(Entries with chart source code)
[Start]

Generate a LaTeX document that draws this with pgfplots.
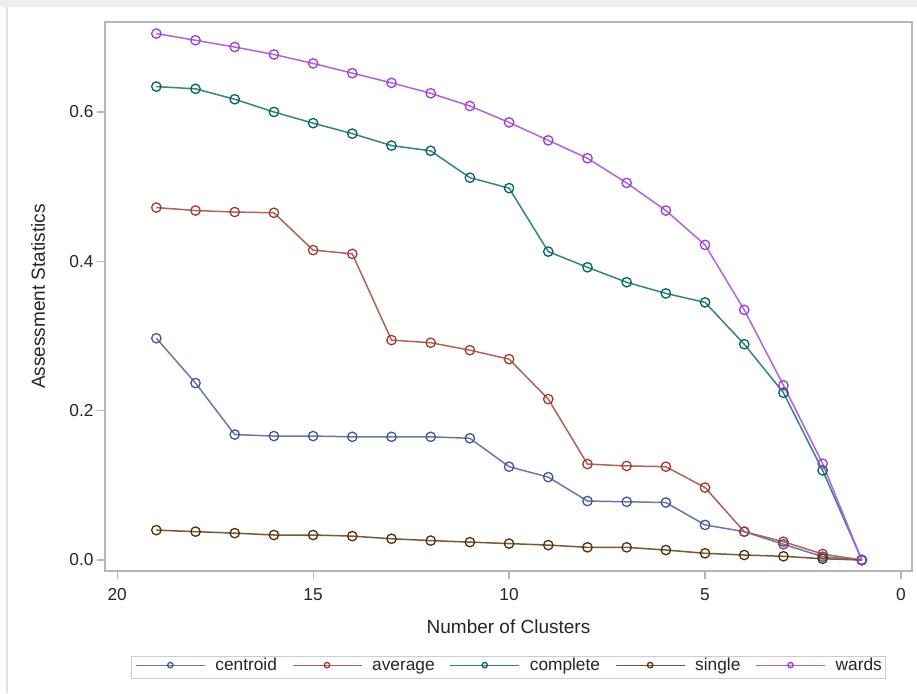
\documentclass[border=0pt]{standalone}
\usepackage{fontspec}
\setmainfont{Liberation Sans}
\usepackage{pgfplots}
\usepackage{pgfplotstable}
\pgfplotsset{compat=1.18}

\definecolor{cCen}{HTML}{445694}
\definecolor{cAvg}{HTML}{A23A2E}
\definecolor{cCom}{HTML}{01665E}
\definecolor{cSin}{HTML}{543005}
\definecolor{cWar}{HTML}{9D3CDB}
\definecolor{frameGray}{HTML}{B4B8BE}
\definecolor{bgGray}{HTML}{ECEEF1}

\pgfplotstableread{
n centroid average complete single wards
19 0.297 0.472 0.634 0.040 0.705
18 0.237 0.468 0.631 0.038 0.696
17 0.168 0.466 0.617 0.036 0.687
16 0.166 0.465 0.600 0.0335 0.677
15 0.166 0.415 0.585 0.0335 0.665
14 0.165 0.410 0.571 0.032 0.652
13 0.165 0.2945 0.555 0.0285 0.639
12 0.165 0.291 0.548 0.026 0.625
11 0.163 0.281 0.512 0.024 0.608
10 0.125 0.269 0.498 0.022 0.586
9 0.111 0.2155 0.413 0.020 0.562
8 0.079 0.1285 0.392 0.017 0.538
7 0.078 0.126 0.372 0.017 0.505
6 0.077 0.125 0.357 0.0134 0.468
5 0.047 0.097 0.345 0.009 0.422
4 0.038 0.038 0.289 0.0067 0.335
3 0.021 0.0245 0.224 0.005 0.234
2 0.0045 0.008 0.120 0.0017 0.129
1 0 0 0 0 0
}\datatable

\newcommand{\tickfont}{\fontsize{17.3}{20}\selectfont}
\newcommand{\labfont}{\fontsize{19}{22}\selectfont}

\begin{document}
\begin{tikzpicture}
\useasboundingbox (0,0) rectangle (917pt,693pt);
\fill[white] (0,0) rectangle (917pt,693pt);
\fill[bgGray] (0,686pt) rectangle (917pt,693pt);
\draw[bgGray!90!black!60!bgGray, line width=2pt] (7pt,0) -- (7pt,686pt);
\begin{axis}[
  at={(105pt,122pt)}, anchor=south west,
  scale only axis, width=807pt, height=549pt,
  x dir=reverse,
  xmin=-0.28, xmax=20.31,
  ymin=-0.0147, ymax=0.7205,
  xtick={0,5,10,15,20},
  ytick={0,0.2,0.4,0.6},
  yticklabel style={/pgf/number format/.cd, fixed, fixed zerofill, precision=1},
  xticklabel style={yshift=-6pt},
  /pgf/number format/assume math mode=true,
  tick label style={font=\tickfont, text=black!85},
  tick align=outside, major tick length=8pt,
  tick style={frameGray, line width=1.2pt},
  axis line style={frameGray, line width=1.5pt},
  xtick pos=bottom, ytick pos=left,
  xlabel={Number of Clusters},
  ylabel={Assessment Statistics},
  xlabel style={font=\labfont, text=black!85, at={(axis description cs:0.5,-0.102)}, anchor=center},
  ylabel style={font=\labfont, text=black!85, at={(axis description cs:-0.083,0.5)}, anchor=center, rotate=0},
  legend columns=5,
  legend style={at={(axis description cs:0.5,-0.176)}, anchor=center,
    draw=frameGray!70, line width=1pt, font=\tickfont, text=black!85,
    inner xsep=4pt, inner ysep=3.5pt,
    nodes={text depth=0.3em, text height=0.8em, inner xsep=0pt},
    /tikz/every odd column/.append style={column sep=10pt},
    /tikz/every even column/.append style={column sep=15pt}},
  legend cell align=left,
  legend image code/.code={
    \draw[#1, mark size=2.7pt, mark repeat=2, mark phase=2, line width=1.2pt, yshift=2.5pt]
      plot coordinates {(0pt,0pt) (34.5pt,0pt) (69pt,0pt)};
  },
  every axis plot/.append style={line width=1.5pt, mark=o, mark size=4.7pt},
]
\addplot[color=cCen!80!white, mark options={draw=cCen, line width=1.3pt}] table[x=n, y=centroid] {\datatable};
\addlegendentry{centroid}
\addplot[color=cAvg!80!white, mark options={draw=cAvg, line width=1.3pt}] table[x=n, y=average] {\datatable};
\addlegendentry{average}
\addplot[color=cCom!80!white, mark options={draw=cCom, line width=1.3pt}] table[x=n, y=complete] {\datatable};
\addlegendentry{complete}
\addplot[color=cSin!80!white, mark options={draw=cSin, line width=1.3pt}] table[x=n, y=single] {\datatable};
\addlegendentry{single}
\addplot[color=cWar!80!white, mark options={draw=cWar, line width=1.3pt}] table[x=n, y=wards] {\datatable};
\addlegendentry{wards}
\end{axis}
\end{tikzpicture}
\end{document}
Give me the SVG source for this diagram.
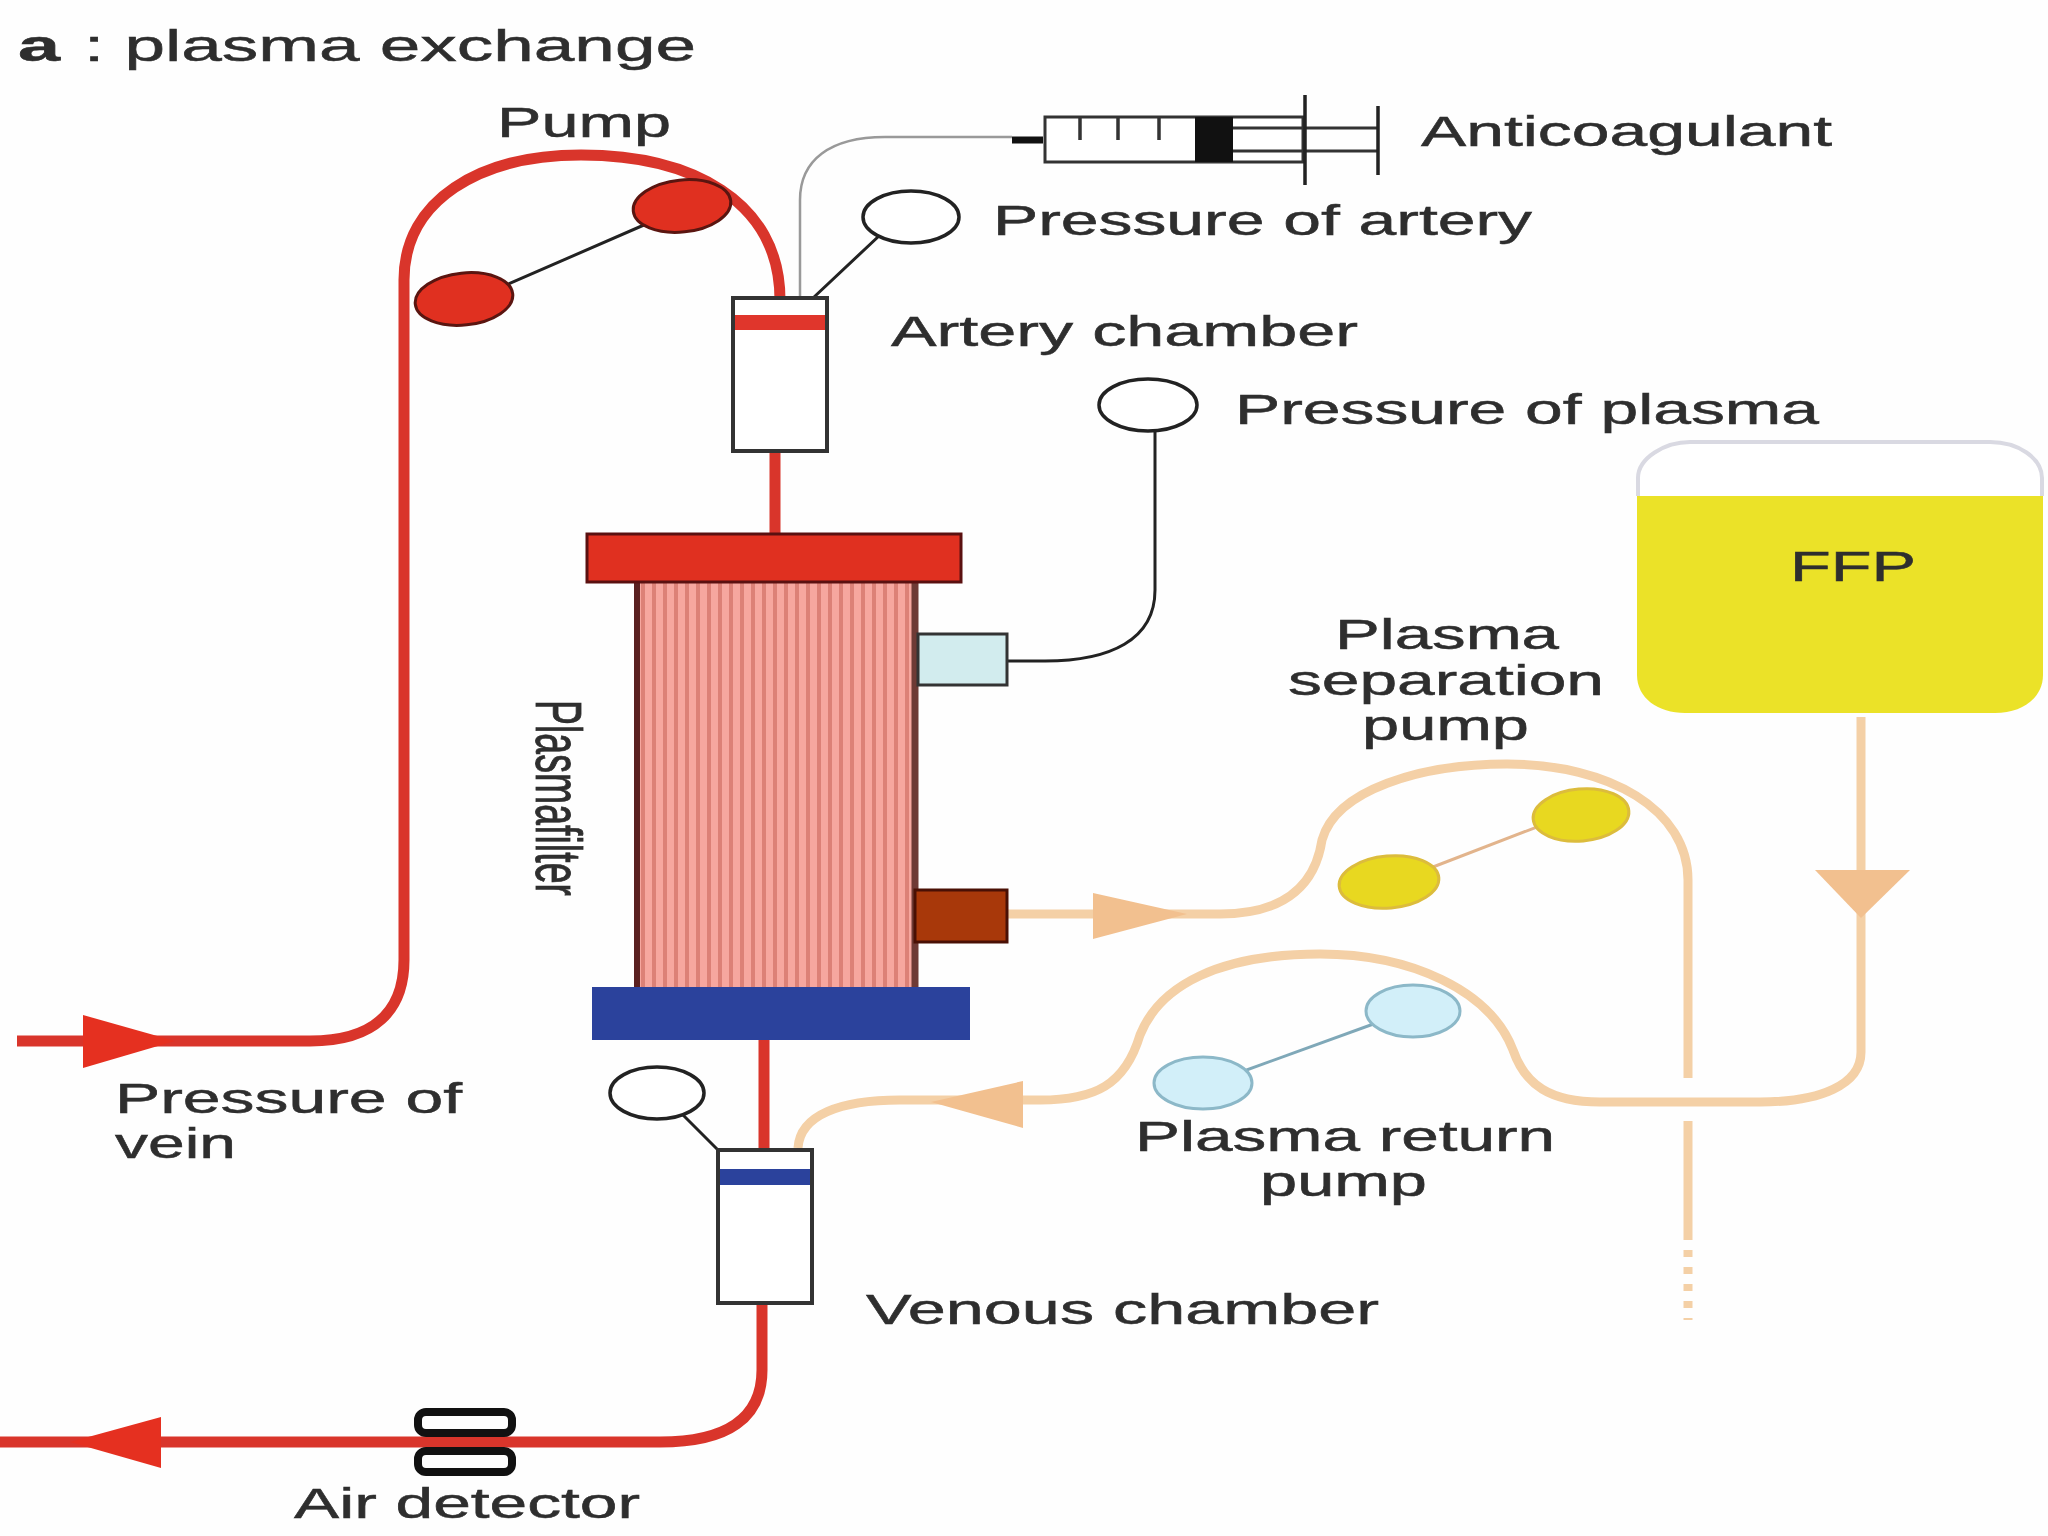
<svg xmlns="http://www.w3.org/2000/svg" width="2048" height="1536" viewBox="0 0 2048 1536">
<style>
text{font-family:"Liberation Sans",Arial,sans-serif;font-size:42px;fill:#2e2e2e;stroke:#2e2e2e;stroke-width:.5px;}
.red{fill:none;stroke:#d9352b;stroke-width:11;}
.plasma{fill:none;stroke:#f4d0a6;stroke-width:9;}
.thin{fill:none;stroke:#222;stroke-width:3;}
.gauge{fill:#fff;stroke:#222;stroke-width:3.5;}
.chamber{fill:#fff;stroke:#333;stroke-width:4;}
.rollerRed{fill:#e03020;stroke:#5a1510;stroke-width:3;}
.rollerYellow{fill:#e8d820;stroke:#dcbc3c;stroke-width:3;}
.rollerBlue{fill:#d2eff9;stroke:#8cb8c8;stroke-width:3;}
</style>
<defs>
<pattern id="fibres" width="11" height="20" patternUnits="userSpaceOnUse">
<rect width="11" height="20" fill="#f6a79f"/>
<rect x="3" width="4" height="20" fill="#dc8177"/>
</pattern>
</defs>
<rect width="2048" height="1536" fill="#fefefe"/>
<g id="connectors">
<path class="red" d="M17 1041H310C375 1041 404 1010 404 960V280C404 200 480 155 581 155C690 155 780 200 780 300"/>
<path class="red" d="M775 451V535"/>
<path class="red" d="M764 1038V1150M762 1303V1370Q762 1442 660 1442H0"/>
<polygon points="175,1041 83,1015 83,1068" fill="#e53020"/>
<polygon points="70,1442 161,1417 161,1468" fill="#e53020"/>
<path d="M800 297V200C800 160 830 137 885 137H1012" fill="none" stroke="#999" stroke-width="2.5"/>
<path class="thin" d="M490 292L660 218M813 298L880 235M680 1112L718 1150"/>
<path class="thin" d="M1155 431V590C1155 640 1110 661 1045 661H1007"/>
<path class="plasma" d="M1007 914H1220C1290 914 1316 880 1322 840C1336 790 1420 764 1507 764C1610 764 1688 810 1688 880V1078M1688 1121V1240"/>
<path class="plasma" stroke-dasharray="7 10" stroke-width="7" d="M1688 1250V1320"/>
<path class="plasma" d="M1861 717V1052C1861 1085 1820 1102 1760 1102H1600C1550 1102 1525 1085 1513 1050C1490 990 1410 954 1320 954C1220 954 1160 985 1140 1035C1125 1085 1095 1100 1040 1100H900C840 1100 800 1115 798 1148"/>
<polygon points="1187,914 1093,893 1093,939" fill="#f2c08f"/>
<polygon points="1861,918 1815,870 1910,870" fill="#f2c08f"/>
<polygon points="931,1102 1023,1081 1023,1128" fill="#f2c08f"/>
<path d="M1420 872L1550 822" stroke="#e2b48c" stroke-width="3" fill="none"/>
<path d="M1230 1076L1390 1018" stroke="#7fa8b8" stroke-width="3" fill="none"/>
</g>
<g id="title">
<text x="18" y="61" textLength="42" lengthAdjust="spacingAndGlyphs" style="font-size:44px;font-weight:bold">a</text>
<text x="84" y="61" textLength="612" lengthAdjust="spacingAndGlyphs" style="font-size:44px">: plasma exchange</text>
</g>
<g id="pump">
<ellipse class="rollerRed" cx="682" cy="206" rx="49" ry="26" transform="rotate(-6 682 206)"/>
<ellipse class="rollerRed" cx="464" cy="299" rx="49" ry="26" transform="rotate(-6 464 299)"/>
<text x="497" y="137" textLength="174" lengthAdjust="spacingAndGlyphs">Pump</text>
</g>
<g id="anticoagulant">
<path d="M1012 140H1043" stroke="#111" stroke-width="7"/>
<rect x="1045" y="117" width="258" height="45" fill="#fff" stroke="#333" stroke-width="3"/>
<path d="M1080 118V140M1118 118V140M1159 118V140" stroke="#333" stroke-width="3.5"/>
<rect x="1195" y="117" width="38" height="45" fill="#111"/>
<path d="M1233 128H1378M1233 151H1378" stroke="#333" stroke-width="3"/>
<path d="M1305 95V185M1378 106V175" stroke="#222" stroke-width="3.5"/>
<text x="1421" y="146" textLength="411" lengthAdjust="spacingAndGlyphs">Anticoagulant</text>
</g>
<g id="pressure-artery">
<ellipse class="gauge" cx="911" cy="217" rx="48" ry="26"/>
<text x="993" y="235" textLength="539" lengthAdjust="spacingAndGlyphs">Pressure of artery</text>
</g>
<g id="artery-chamber">
<rect class="chamber" x="733" y="298" width="94" height="153"/>
<rect x="735" y="315" width="90" height="15" fill="#e0362c"/>
<text x="891" y="346" textLength="467" lengthAdjust="spacingAndGlyphs">Artery chamber</text>
</g>
<g id="pressure-plasma">
<ellipse class="gauge" cx="1148" cy="405" rx="49" ry="26"/>
<text x="1235" y="424" textLength="584" lengthAdjust="spacingAndGlyphs">Pressure of plasma</text>
</g>
<g id="plasmafilter">
<rect x="637" y="583" width="279" height="404" fill="url(#fibres)"/>
<path d="M637 583V987" stroke="#5a2020" stroke-width="6"/>
<path d="M915 583V987" stroke="#6e3a35" stroke-width="7"/>
<rect x="587" y="534" width="374" height="48" fill="#e03020" stroke="#5a1010" stroke-width="3"/>
<rect x="592" y="987" width="378" height="53" fill="#2b429c"/>
<rect x="918" y="634" width="89" height="51" fill="#d2ecee" stroke="#333" stroke-width="3"/>
<rect x="915" y="890" width="92" height="52" fill="#a8380a" stroke="#4a1005" stroke-width="3"/>
<text transform="translate(536 700) rotate(90) scale(1 1.7)" textLength="196" lengthAdjust="spacingAndGlyphs" style="font-size:38px">Plasmafilter</text>
</g>
<g id="ffp">
<path d="M1638 496V478C1638 458 1665 442 1690 442H1990C2018 442 2042 458 2042 478V496" fill="#fff" stroke="#d9d9e2" stroke-width="4"/>
<path d="M1637 496H2043V675C2043 698 2022 713 1995 713H1685C1658 713 1637 698 1637 675Z" fill="#ebe228"/>
<text x="1790" y="581" textLength="126" lengthAdjust="spacingAndGlyphs">FFP</text>
</g>
<g id="plasma-separation-pump">
<ellipse class="rollerYellow" cx="1389" cy="882" rx="50" ry="26" transform="rotate(-5 1389 882)"/>
<ellipse class="rollerYellow" cx="1581" cy="815" rx="48" ry="26" transform="rotate(-5 1581 815)"/>
<text x="1335" y="649" textLength="224" lengthAdjust="spacingAndGlyphs">Plasma</text>
<text x="1288" y="695" textLength="316" lengthAdjust="spacingAndGlyphs">separation</text>
<text x="1362" y="740" textLength="167" lengthAdjust="spacingAndGlyphs">pump</text>
</g>
<g id="plasma-return-pump">
<ellipse class="rollerBlue" cx="1203" cy="1083" rx="49" ry="26"/>
<ellipse class="rollerBlue" cx="1413" cy="1011" rx="47" ry="26"/>
<text x="1135" y="1151" textLength="420" lengthAdjust="spacingAndGlyphs">Plasma return</text>
<text x="1260" y="1196" textLength="167" lengthAdjust="spacingAndGlyphs">pump</text>
</g>
<g id="pressure-vein">
<ellipse class="gauge" cx="657" cy="1093" rx="47" ry="26"/>
<text x="115" y="1113" textLength="347" lengthAdjust="spacingAndGlyphs">Pressure of</text>
<text x="115" y="1158" textLength="121" lengthAdjust="spacingAndGlyphs">vein</text>
</g>
<g id="venous-chamber">
<rect class="chamber" x="718" y="1150" width="94" height="153"/>
<rect x="720" y="1169" width="90" height="16" fill="#2b429c"/>
<text x="866" y="1324" textLength="513" lengthAdjust="spacingAndGlyphs">Venous chamber</text>
</g>
<g id="air-detector">
<rect x="418" y="1412" width="94" height="21" rx="8" fill="none" stroke="#111" stroke-width="8"/>
<rect x="418" y="1451" width="94" height="21" rx="8" fill="none" stroke="#111" stroke-width="8"/>
<text x="294" y="1518" textLength="346" lengthAdjust="spacingAndGlyphs">Air detector</text>
</g>
</svg>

[End]

## [REQUEST]
Determine the number of lines in the records that include the string "this", and respond with that number only.

## [FULL OUTPUT]
2